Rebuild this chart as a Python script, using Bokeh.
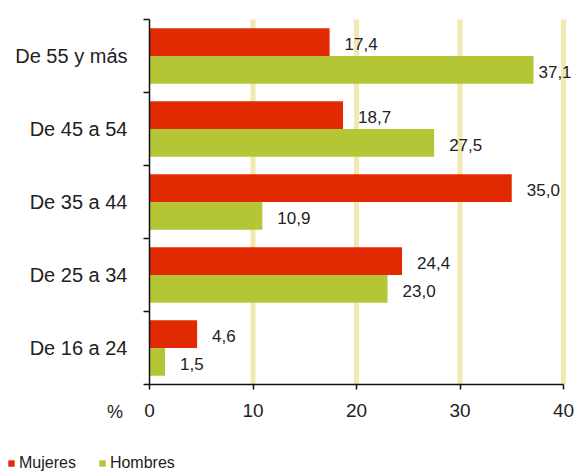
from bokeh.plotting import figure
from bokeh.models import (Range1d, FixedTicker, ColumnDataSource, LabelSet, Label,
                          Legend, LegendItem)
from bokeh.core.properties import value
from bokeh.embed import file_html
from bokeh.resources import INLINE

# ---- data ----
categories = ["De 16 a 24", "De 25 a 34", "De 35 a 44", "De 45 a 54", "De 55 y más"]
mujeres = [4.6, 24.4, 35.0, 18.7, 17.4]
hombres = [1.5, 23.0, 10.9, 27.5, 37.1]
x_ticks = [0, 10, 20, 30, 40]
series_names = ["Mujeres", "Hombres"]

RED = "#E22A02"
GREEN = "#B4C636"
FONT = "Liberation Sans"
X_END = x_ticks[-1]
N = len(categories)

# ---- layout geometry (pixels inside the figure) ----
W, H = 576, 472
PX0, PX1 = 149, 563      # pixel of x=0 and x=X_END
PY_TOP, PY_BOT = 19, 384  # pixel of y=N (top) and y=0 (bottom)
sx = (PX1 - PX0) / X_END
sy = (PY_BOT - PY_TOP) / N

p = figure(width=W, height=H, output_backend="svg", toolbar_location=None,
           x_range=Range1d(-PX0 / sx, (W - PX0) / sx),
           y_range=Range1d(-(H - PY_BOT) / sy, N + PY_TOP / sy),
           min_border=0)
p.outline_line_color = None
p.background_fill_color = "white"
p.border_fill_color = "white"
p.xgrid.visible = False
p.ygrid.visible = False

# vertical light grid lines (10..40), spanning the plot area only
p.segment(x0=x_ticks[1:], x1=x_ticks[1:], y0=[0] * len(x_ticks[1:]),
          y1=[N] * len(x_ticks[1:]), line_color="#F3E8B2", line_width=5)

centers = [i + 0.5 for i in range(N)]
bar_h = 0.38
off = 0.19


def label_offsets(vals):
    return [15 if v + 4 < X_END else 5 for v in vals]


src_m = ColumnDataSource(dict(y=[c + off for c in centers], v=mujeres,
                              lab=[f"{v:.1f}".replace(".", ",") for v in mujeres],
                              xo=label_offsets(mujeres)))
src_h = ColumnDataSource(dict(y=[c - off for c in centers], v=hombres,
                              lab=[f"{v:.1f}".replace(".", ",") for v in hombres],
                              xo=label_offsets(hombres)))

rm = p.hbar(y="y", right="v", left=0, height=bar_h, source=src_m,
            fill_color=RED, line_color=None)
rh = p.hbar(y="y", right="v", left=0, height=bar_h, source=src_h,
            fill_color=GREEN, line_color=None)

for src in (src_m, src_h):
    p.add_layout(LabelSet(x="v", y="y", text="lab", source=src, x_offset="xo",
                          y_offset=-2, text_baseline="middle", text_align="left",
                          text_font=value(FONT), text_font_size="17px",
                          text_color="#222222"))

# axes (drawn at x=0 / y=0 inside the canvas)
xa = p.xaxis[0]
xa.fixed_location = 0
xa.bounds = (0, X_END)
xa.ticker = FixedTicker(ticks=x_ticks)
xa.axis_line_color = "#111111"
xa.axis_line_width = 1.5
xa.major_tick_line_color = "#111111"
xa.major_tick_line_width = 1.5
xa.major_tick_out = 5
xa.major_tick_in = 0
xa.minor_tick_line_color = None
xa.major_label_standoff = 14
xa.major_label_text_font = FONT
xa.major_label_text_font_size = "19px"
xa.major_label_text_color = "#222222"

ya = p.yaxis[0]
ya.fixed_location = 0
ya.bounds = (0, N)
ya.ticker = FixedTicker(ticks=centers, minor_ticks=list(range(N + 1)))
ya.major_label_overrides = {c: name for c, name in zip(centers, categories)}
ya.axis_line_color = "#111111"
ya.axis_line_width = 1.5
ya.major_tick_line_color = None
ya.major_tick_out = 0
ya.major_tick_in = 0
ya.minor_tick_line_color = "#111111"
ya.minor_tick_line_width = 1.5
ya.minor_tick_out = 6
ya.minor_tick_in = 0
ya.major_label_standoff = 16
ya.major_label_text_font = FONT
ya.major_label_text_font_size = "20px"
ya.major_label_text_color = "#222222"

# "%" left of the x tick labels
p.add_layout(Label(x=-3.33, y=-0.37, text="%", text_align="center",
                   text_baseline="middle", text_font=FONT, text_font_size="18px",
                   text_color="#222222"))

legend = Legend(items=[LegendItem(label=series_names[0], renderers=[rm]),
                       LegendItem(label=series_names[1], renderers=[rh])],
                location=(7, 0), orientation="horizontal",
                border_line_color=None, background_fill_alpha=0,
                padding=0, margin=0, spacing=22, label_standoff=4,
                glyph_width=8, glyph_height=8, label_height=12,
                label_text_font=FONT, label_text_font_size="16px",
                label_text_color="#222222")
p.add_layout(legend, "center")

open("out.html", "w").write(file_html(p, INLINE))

——

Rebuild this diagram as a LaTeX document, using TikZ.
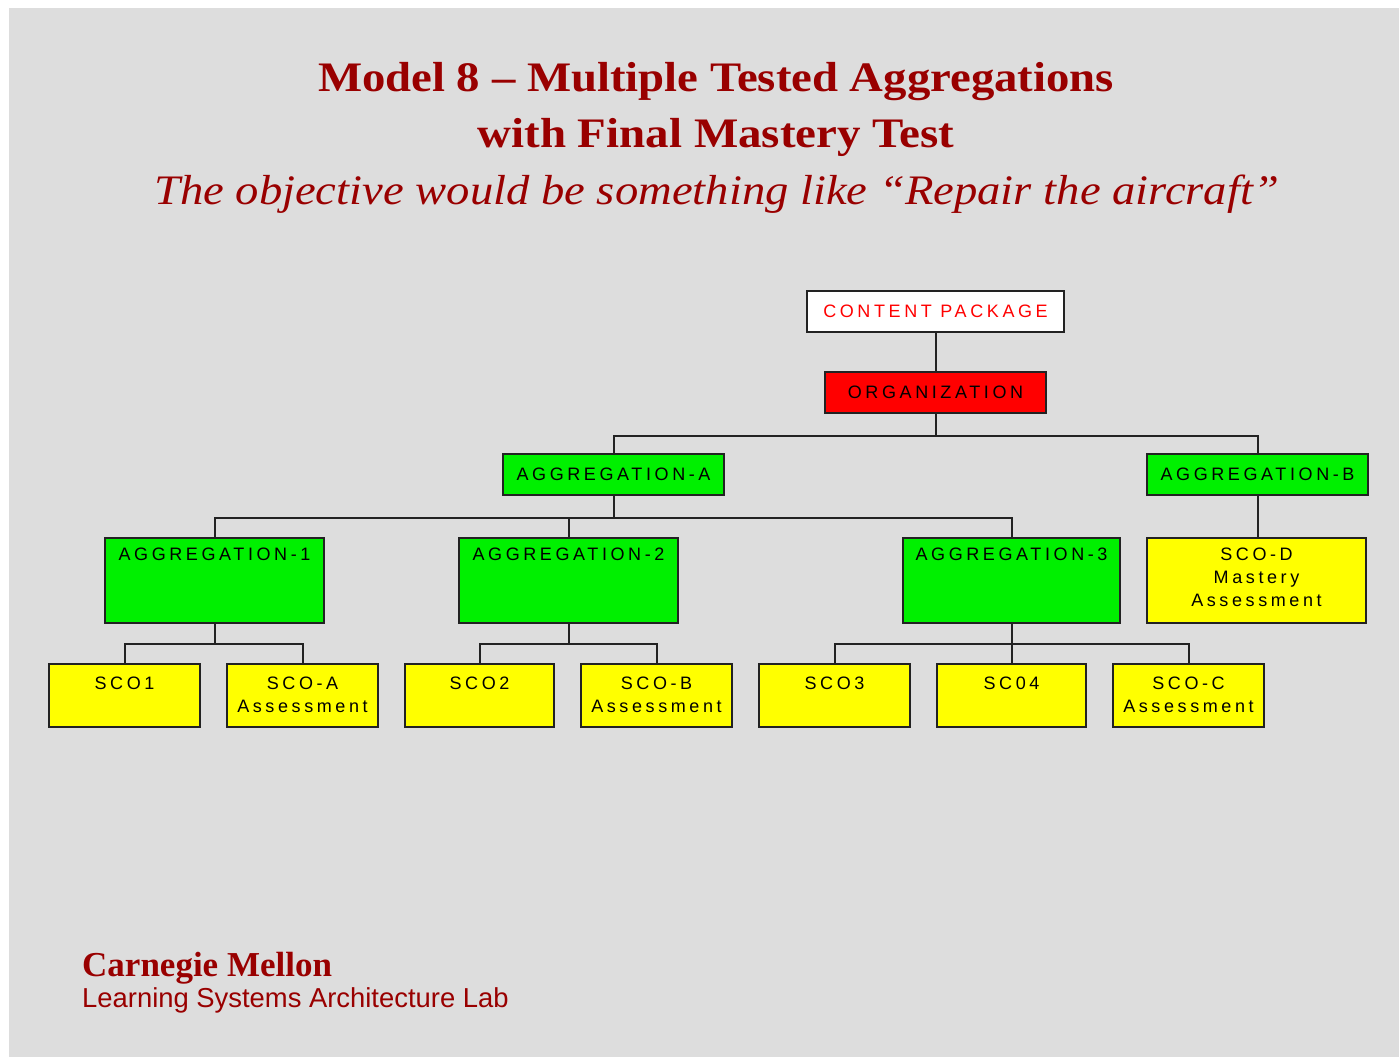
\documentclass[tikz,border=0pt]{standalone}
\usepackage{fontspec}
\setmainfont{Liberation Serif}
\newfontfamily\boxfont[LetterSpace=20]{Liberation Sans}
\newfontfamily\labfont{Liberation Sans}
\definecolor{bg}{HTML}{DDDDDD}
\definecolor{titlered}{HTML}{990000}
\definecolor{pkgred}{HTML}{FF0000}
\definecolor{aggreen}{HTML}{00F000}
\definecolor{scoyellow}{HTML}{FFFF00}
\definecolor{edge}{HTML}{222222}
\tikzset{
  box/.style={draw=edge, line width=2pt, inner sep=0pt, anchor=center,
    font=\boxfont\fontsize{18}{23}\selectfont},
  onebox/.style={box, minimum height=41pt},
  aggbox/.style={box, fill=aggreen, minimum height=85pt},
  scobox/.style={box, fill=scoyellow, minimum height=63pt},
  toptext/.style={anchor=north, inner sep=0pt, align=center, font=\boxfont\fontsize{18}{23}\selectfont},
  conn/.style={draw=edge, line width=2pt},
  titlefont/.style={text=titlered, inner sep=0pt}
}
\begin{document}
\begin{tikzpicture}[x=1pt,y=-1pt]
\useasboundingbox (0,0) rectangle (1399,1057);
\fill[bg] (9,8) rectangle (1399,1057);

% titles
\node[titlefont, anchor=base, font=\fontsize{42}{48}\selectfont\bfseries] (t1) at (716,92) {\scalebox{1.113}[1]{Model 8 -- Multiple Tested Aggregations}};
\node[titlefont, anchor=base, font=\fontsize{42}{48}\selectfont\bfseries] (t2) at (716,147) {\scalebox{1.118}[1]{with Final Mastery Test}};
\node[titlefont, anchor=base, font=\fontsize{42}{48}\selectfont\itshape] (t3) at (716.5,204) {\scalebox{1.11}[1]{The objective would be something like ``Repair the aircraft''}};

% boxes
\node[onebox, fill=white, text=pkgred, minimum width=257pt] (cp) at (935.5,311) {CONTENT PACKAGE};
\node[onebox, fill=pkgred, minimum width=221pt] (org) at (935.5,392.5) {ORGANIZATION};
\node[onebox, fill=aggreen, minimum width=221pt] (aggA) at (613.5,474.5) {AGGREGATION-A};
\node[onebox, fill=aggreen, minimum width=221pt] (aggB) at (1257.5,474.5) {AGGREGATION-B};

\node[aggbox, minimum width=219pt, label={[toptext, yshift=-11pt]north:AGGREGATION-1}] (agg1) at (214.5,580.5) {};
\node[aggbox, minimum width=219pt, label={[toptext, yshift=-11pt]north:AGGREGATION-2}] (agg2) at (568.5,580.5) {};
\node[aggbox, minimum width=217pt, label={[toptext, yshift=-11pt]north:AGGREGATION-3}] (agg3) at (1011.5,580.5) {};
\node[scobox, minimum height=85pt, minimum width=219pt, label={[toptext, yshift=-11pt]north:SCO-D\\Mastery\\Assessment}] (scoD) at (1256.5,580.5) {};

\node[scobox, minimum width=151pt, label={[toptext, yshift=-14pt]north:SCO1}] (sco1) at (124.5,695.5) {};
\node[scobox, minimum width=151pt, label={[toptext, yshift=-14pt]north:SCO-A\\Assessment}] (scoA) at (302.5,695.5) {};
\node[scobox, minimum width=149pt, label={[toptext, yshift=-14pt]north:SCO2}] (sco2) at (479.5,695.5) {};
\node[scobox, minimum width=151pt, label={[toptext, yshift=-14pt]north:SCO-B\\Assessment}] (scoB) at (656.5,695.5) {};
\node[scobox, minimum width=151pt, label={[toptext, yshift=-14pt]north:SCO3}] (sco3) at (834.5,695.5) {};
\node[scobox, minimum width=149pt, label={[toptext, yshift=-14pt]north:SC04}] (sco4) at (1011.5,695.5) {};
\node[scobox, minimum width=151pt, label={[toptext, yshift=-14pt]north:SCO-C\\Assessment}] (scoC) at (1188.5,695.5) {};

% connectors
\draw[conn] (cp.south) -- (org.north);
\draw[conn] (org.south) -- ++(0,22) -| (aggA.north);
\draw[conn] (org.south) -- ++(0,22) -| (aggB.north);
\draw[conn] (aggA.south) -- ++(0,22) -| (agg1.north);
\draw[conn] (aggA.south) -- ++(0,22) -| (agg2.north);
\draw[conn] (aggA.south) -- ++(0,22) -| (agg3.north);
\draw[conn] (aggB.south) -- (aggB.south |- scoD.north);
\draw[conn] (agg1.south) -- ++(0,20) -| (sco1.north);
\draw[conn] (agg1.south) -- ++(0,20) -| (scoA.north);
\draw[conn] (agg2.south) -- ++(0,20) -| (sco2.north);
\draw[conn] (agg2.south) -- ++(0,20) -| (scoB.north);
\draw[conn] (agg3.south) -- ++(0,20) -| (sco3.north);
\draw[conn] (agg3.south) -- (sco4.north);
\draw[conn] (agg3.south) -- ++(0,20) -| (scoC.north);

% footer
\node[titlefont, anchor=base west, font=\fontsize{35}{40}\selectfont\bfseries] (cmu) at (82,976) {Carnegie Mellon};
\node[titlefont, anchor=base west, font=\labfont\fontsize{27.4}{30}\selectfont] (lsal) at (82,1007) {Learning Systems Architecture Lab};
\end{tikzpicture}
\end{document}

——

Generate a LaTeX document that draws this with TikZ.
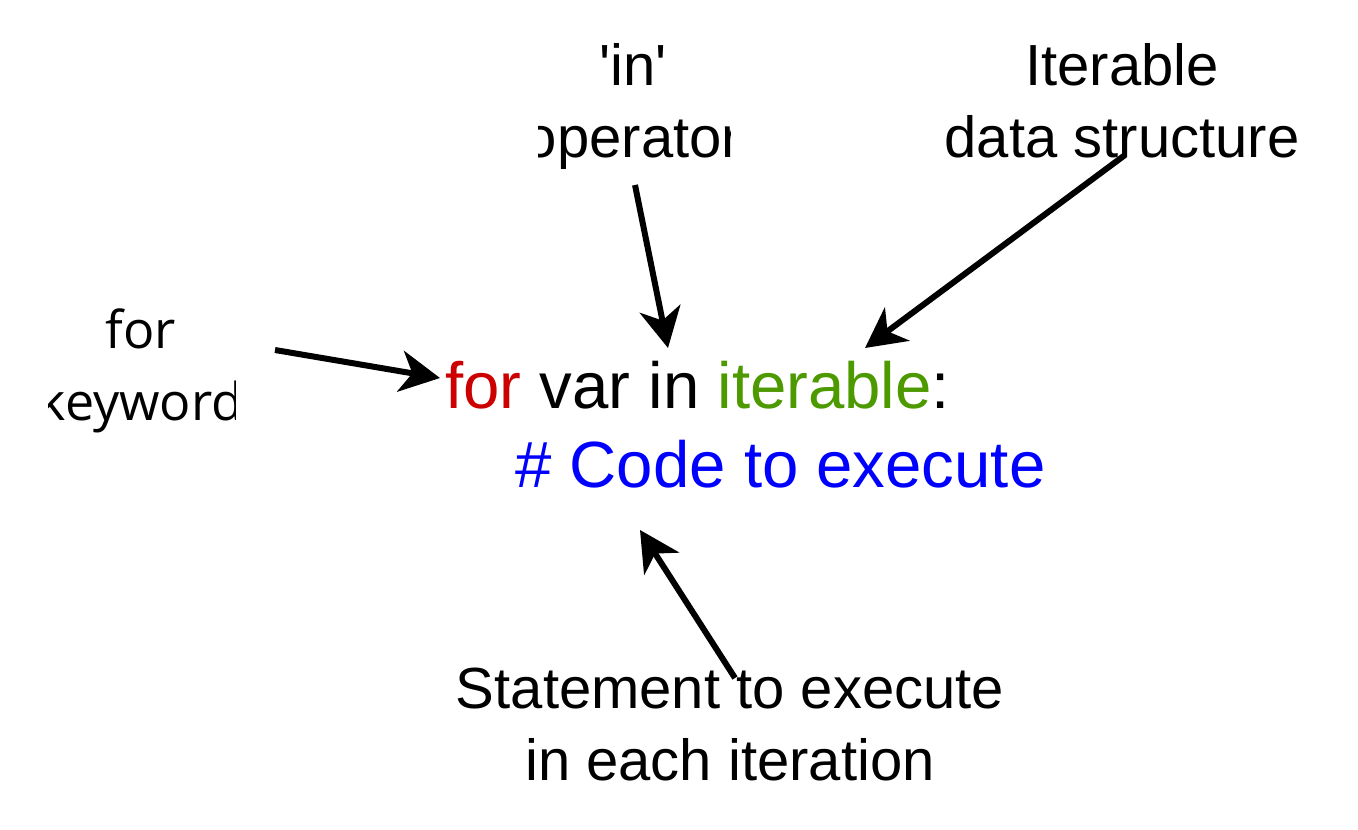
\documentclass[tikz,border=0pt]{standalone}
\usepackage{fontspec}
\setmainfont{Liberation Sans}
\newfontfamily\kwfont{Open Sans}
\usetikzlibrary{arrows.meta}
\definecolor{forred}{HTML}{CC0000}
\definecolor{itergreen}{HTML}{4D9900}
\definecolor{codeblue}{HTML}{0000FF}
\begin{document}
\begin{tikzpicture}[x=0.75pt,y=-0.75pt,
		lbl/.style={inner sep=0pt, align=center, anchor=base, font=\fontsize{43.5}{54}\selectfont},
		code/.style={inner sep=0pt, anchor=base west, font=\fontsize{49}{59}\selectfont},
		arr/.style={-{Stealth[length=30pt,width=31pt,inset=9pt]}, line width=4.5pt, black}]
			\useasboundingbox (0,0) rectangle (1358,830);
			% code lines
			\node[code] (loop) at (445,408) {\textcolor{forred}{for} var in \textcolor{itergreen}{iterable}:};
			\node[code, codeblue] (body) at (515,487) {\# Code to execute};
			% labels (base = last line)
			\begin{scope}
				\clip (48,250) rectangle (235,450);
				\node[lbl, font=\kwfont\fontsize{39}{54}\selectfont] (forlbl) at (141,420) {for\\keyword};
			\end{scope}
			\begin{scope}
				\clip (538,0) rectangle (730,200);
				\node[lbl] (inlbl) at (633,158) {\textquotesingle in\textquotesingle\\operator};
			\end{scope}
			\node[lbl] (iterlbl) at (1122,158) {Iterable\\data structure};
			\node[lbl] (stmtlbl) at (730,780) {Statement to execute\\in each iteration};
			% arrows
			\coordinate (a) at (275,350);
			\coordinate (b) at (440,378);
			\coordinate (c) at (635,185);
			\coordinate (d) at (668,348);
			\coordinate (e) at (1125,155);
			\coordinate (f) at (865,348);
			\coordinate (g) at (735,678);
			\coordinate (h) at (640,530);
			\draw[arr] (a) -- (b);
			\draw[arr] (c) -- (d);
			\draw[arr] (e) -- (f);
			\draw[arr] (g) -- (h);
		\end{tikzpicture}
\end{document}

——

Both the line containing "Rebuild this chart" and the line containing "xo=label_offsets(hombres)))" belong in the copy, along with every line between them. Reproduce that stretch exactly, without the pictures.

Rebuild this chart as a Python script, using Bokeh.
from bokeh.plotting import figure
from bokeh.models import (Range1d, FixedTicker, ColumnDataSource, LabelSet, Label,
                          Legend, LegendItem)
from bokeh.core.properties import value
from bokeh.embed import file_html
from bokeh.resources import INLINE

# ---- data ----
categories = ["De 16 a 24", "De 25 a 34", "De 35 a 44", "De 45 a 54", "De 55 y más"]
mujeres = [4.6, 24.4, 35.0, 18.7, 17.4]
hombres = [1.5, 23.0, 10.9, 27.5, 37.1]
x_ticks = [0, 10, 20, 30, 40]
series_names = ["Mujeres", "Hombres"]

RED = "#E22A02"
GREEN = "#B4C636"
FONT = "Liberation Sans"
X_END = x_ticks[-1]
N = len(categories)

# ---- layout geometry (pixels inside the figure) ----
W, H = 576, 472
PX0, PX1 = 149, 563      # pixel of x=0 and x=X_END
PY_TOP, PY_BOT = 19, 384  # pixel of y=N (top) and y=0 (bottom)
sx = (PX1 - PX0) / X_END
sy = (PY_BOT - PY_TOP) / N

p = figure(width=W, height=H, output_backend="svg", toolbar_location=None,
           x_range=Range1d(-PX0 / sx, (W - PX0) / sx),
           y_range=Range1d(-(H - PY_BOT) / sy, N + PY_TOP / sy),
           min_border=0)
p.outline_line_color = None
p.background_fill_color = "white"
p.border_fill_color = "white"
p.xgrid.visible = False
p.ygrid.visible = False

# vertical light grid lines (10..40), spanning the plot area only
p.segment(x0=x_ticks[1:], x1=x_ticks[1:], y0=[0] * len(x_ticks[1:]),
          y1=[N] * len(x_ticks[1:]), line_color="#F3E8B2", line_width=5)

centers = [i + 0.5 for i in range(N)]
bar_h = 0.38
off = 0.19


def label_offsets(vals):
    return [15 if v + 4 < X_END else 5 for v in vals]


src_m = ColumnDataSource(dict(y=[c + off for c in centers], v=mujeres,
                              lab=[f"{v:.1f}".replace(".", ",") for v in mujeres],
                              xo=label_offsets(mujeres)))
src_h = ColumnDataSource(dict(y=[c - off for c in centers], v=hombres,
                              lab=[f"{v:.1f}".replace(".", ",") for v in hombres],
                              xo=label_offsets(hombres)))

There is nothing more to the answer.